Nature of Settlement Terms
The nature of the proposed settlement also contributed to the court's decision to disapprove it, as it relied solely on non-economic terms. The court noted that the plaintiffs sought to secure supplemental disclosures as consideration for the settlement, which were already provided before the hearing. This meant that the only remaining aspect of the settlement was the potential award of fees to the plaintiffs' counsel, rather than any substantive benefit to the class. The court expressed that while economic settlements might allow for some leniency in addressing counsel’s performance, this case did not present such circumstances. The lack of economic terms further weakened the justification for dismissing the action, as the court found no compelling reason to approve a settlement that offered minimal value to the class members. The emphasis on non-economic considerations led the court to conclude that the settlement did not adequately protect the interests of the affected shareholders.

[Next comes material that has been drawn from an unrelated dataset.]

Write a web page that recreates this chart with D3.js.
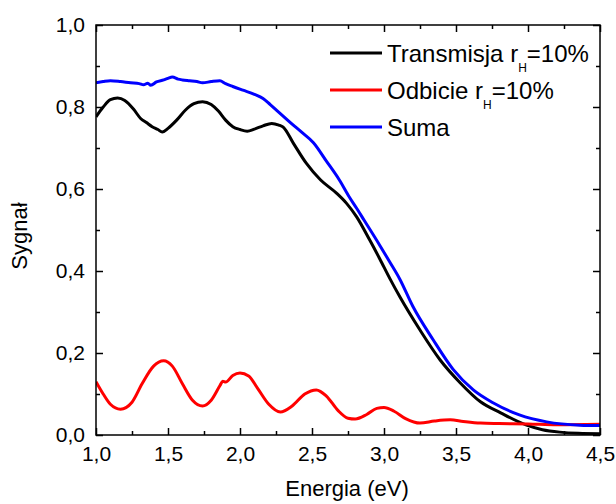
<!DOCTYPE html>
<html>
<head>
<meta charset="utf-8">
<script src="https://cdn.jsdelivr.net/npm/d3@7"></script>
<style>
  body { margin: 0; background: #fff; }
  svg text { font-family: "Liberation Sans", Arial, sans-serif; fill: #000; }
</style>
</head>
<body>
<div id="chart"></div>
<script>
// Transmisja (black)
var transE = [1.0, 1.05, 1.1, 1.15, 1.2, 1.26, 1.31, 1.35, 1.39, 1.43, 1.46, 1.5, 1.56, 1.62, 1.68, 1.74, 1.8, 1.85, 1.9, 1.95, 2.0, 2.05, 2.1, 2.16, 2.22, 2.27, 2.3, 2.37, 2.46, 2.56, 2.67, 2.74, 2.81, 2.9, 2.97, 3.04, 3.11, 3.25, 3.39, 3.53, 3.67, 3.81, 3.99, 4.1, 4.22, 4.35, 4.5];
var transS = [0.776, 0.8, 0.818, 0.822, 0.816, 0.795, 0.772, 0.762, 0.752, 0.745, 0.739, 0.748, 0.768, 0.792, 0.808, 0.813, 0.806, 0.79, 0.768, 0.752, 0.745, 0.741, 0.746, 0.754, 0.76, 0.756, 0.751, 0.712, 0.663, 0.622, 0.59, 0.565, 0.532, 0.476, 0.43, 0.382, 0.337, 0.256, 0.183, 0.127, 0.081, 0.054, 0.024, 0.013, 0.007, 0.004, 0.003];

// Odbicie (red)
var odbE = [1.0, 1.05, 1.1, 1.17, 1.25, 1.32, 1.4, 1.47, 1.53, 1.6, 1.67, 1.74, 1.8, 1.86, 1.88, 1.9, 1.95, 2.0, 2.06, 2.12, 2.2, 2.28, 2.36, 2.45, 2.53, 2.6, 2.68, 2.75, 2.8, 2.88, 2.95, 3.0, 3.07, 3.15, 3.25, 3.35, 3.46, 3.55, 3.67, 3.8, 4.0, 4.2, 4.5];
var odbS = [0.13, 0.1, 0.075, 0.063, 0.08, 0.125, 0.168, 0.181, 0.168, 0.125, 0.085, 0.071, 0.085, 0.12, 0.131, 0.129, 0.145, 0.151, 0.144, 0.115, 0.075, 0.056, 0.07, 0.1, 0.11, 0.095, 0.06, 0.041, 0.039, 0.05, 0.065, 0.067, 0.058, 0.04, 0.029, 0.034, 0.037, 0.033, 0.029, 0.028, 0.027, 0.025, 0.026];

// Suma (blue)
var sumaE = [1.0, 1.05, 1.1, 1.17, 1.24, 1.3, 1.33, 1.36, 1.38, 1.42, 1.47, 1.5, 1.53, 1.57, 1.6, 1.65, 1.7, 1.74, 1.8, 1.86, 1.9, 1.95, 2.02, 2.1, 2.16, 2.21, 2.28, 2.35, 2.43, 2.51, 2.6, 2.69, 2.76, 2.81, 2.86, 2.97, 3.04, 3.11, 3.2, 3.34, 3.48, 3.62, 3.76, 3.94, 4.13, 4.36, 4.5];
var sumaS = [0.859, 0.862, 0.864, 0.862, 0.859, 0.857, 0.854, 0.858, 0.853, 0.861, 0.866, 0.87, 0.873, 0.868, 0.866, 0.864, 0.862, 0.859, 0.862, 0.864, 0.857, 0.85, 0.841, 0.831, 0.821, 0.806, 0.784, 0.762, 0.738, 0.713, 0.668, 0.622, 0.58, 0.553, 0.525, 0.463, 0.422, 0.38, 0.314, 0.233, 0.16, 0.11, 0.078, 0.049, 0.032, 0.024, 0.023];

var xTicks = [1.0, 1.5, 2.0, 2.5, 3.0, 3.5, 4.0, 4.5];
var yTicks = [0.0, 0.2, 0.4, 0.6, 0.8, 1.0];

var series = [
  { name: "Transmisja r", sub: "H", tail: "=10%", color: "#000000", e: transE, s: transS },
  { name: "Odbicie r", sub: "H", tail: "=10%", color: "#ff0000", e: odbE, s: odbS },
  { name: "Suma", sub: "", tail: "", color: "#0000ff", e: sumaE, s: sumaS }
];

var W = 616, H = 504;
var margin = { top: 25, right: 16, bottom: 69, left: 96 };
var w = W - margin.left - margin.right;
var h = H - margin.top - margin.bottom;

var svg = d3.select("#chart").append("svg")
  .attr("width", W)
  .attr("height", H);

var g = svg.append("g")
  .attr("transform", "translate(" + margin.left + "," + margin.top + ")");

var x = d3.scaleLinear().domain([1.0, 4.5]).range([0, w]);
var y = d3.scaleLinear().domain([0, 1.0]).range([h, 0]);

var fmt = function(d) { return d3.format(".1f")(d).replace(".", ","); };

// minor tick values
var xMinor = d3.range(1.25, 4.5, 0.5);
var yMinor = d3.range(0.1, 1.0, 0.2);

// clip the data lines to the plot area
g.append("clipPath").attr("id", "clip")
  .append("rect").attr("width", w).attr("height", h);

var line = d3.line()
  .x(function(d) { return x(d[0]); })
  .y(function(d) { return y(d[1]); })
  .curve(d3.curveMonotoneX);

series.forEach(function(sr) {
  g.append("path")
    .datum(d3.zip(sr.e, sr.s))
    .attr("clip-path", "url(#clip)")
    .attr("fill", "none")
    .attr("stroke", sr.color)
    .attr("stroke-width", 3)
    .attr("stroke-linejoin", "round")
    .attr("d", line);
});

// axes (ticks inward)
function styleAxis(sel) {
  sel.select(".domain").remove();
  sel.selectAll("line").attr("stroke", "#000").attr("stroke-width", 1.5);
  sel.selectAll("text").style("font-size", "21px").style("font-family", "'Liberation Sans', Arial, sans-serif");
}

var xAxis = g.append("g").attr("transform", "translate(0," + h + ")")
  .call(d3.axisBottom(x).tickValues(xTicks).tickFormat(fmt).tickSizeInner(-7).tickPadding(11));
styleAxis(xAxis);
var xAxisMinor = g.append("g").attr("transform", "translate(0," + h + ")")
  .call(d3.axisBottom(x).tickValues(xMinor).tickFormat("").tickSizeInner(-4));
styleAxis(xAxisMinor);

var xTop = g.append("g")
  .call(d3.axisTop(x).tickValues(xTicks).tickFormat("").tickSizeInner(-7));
styleAxis(xTop);
var xTopMinor = g.append("g")
  .call(d3.axisTop(x).tickValues(xMinor).tickFormat("").tickSizeInner(-4));
styleAxis(xTopMinor);

var yAxis = g.append("g")
  .call(d3.axisLeft(y).tickValues(yTicks).tickFormat(fmt).tickSizeInner(-7).tickPadding(11));
styleAxis(yAxis);
var yAxisMinor = g.append("g")
  .call(d3.axisLeft(y).tickValues(yMinor).tickFormat("").tickSizeInner(-4));
styleAxis(yAxisMinor);

var yRight = g.append("g").attr("transform", "translate(" + w + ",0)")
  .call(d3.axisRight(y).tickValues(yTicks).tickFormat("").tickSizeInner(-7));
styleAxis(yRight);
var yRightMinor = g.append("g").attr("transform", "translate(" + w + ",0)")
  .call(d3.axisRight(y).tickValues(yMinor).tickFormat("").tickSizeInner(-4));
styleAxis(yRightMinor);

// frame
g.append("rect")
  .attr("width", w).attr("height", h)
  .attr("fill", "none")
  .attr("stroke", "#000")
  .attr("stroke-width", 1.5);

// axis titles
svg.append("text")
  .attr("x", 347)
  .attr("y", 496)
  .attr("text-anchor", "middle")
  .style("font-size", "22px")
  .text("Energia (eV)");

svg.append("text")
  .attr("transform", "translate(27,236) rotate(-90)")
  .attr("text-anchor", "middle")
  .style("font-size", "22px")
  .text("Sygnał");

// legend
var legend = svg.append("g").attr("transform", "translate(330,53)");
series.forEach(function(sr, i) {
  var row = legend.append("g").attr("transform", "translate(0," + (i * 37) + ")");
  row.append("line")
    .attr("x1", 0).attr("x2", 52)
    .attr("y1", 0).attr("y2", 0)
    .attr("stroke", sr.color)
    .attr("stroke-width", 3);
  var t = row.append("text")
    .attr("x", 57)
    .attr("y", 8.5)
    .style("font-size", "24px");
  t.append("tspan").text(sr.name);
  if (sr.sub) {
    t.append("tspan").attr("dy", 10).style("font-size", "12px").text(sr.sub);
    t.append("tspan").attr("dy", -10).text(sr.tail);
  }
});
</script>
</body>
</html>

Conclusion and Implications
Ultimately, the court disapproved the proposed settlement due to the combination of delays in presenting it for approval and inadequate representation of the class's interests. The ruling underscored the importance of obtaining court approval before executing settlement terms, especially in cases involving significant transactions like mergers. The court's decision served as a reminder to legal practitioners about the necessity of vigilance in representing their clients' best interests and thoroughly investigating the implications of management-led buyouts. The court required the plaintiffs' counsel to inform it within 15 days about their intentions regarding the continuation of litigation, highlighting the need for clarity and decisiveness in such proceedings. This case established a precedent regarding the importance of timely action and thorough representation in similar future litigations, reinforcing the court's role in safeguarding shareholder rights.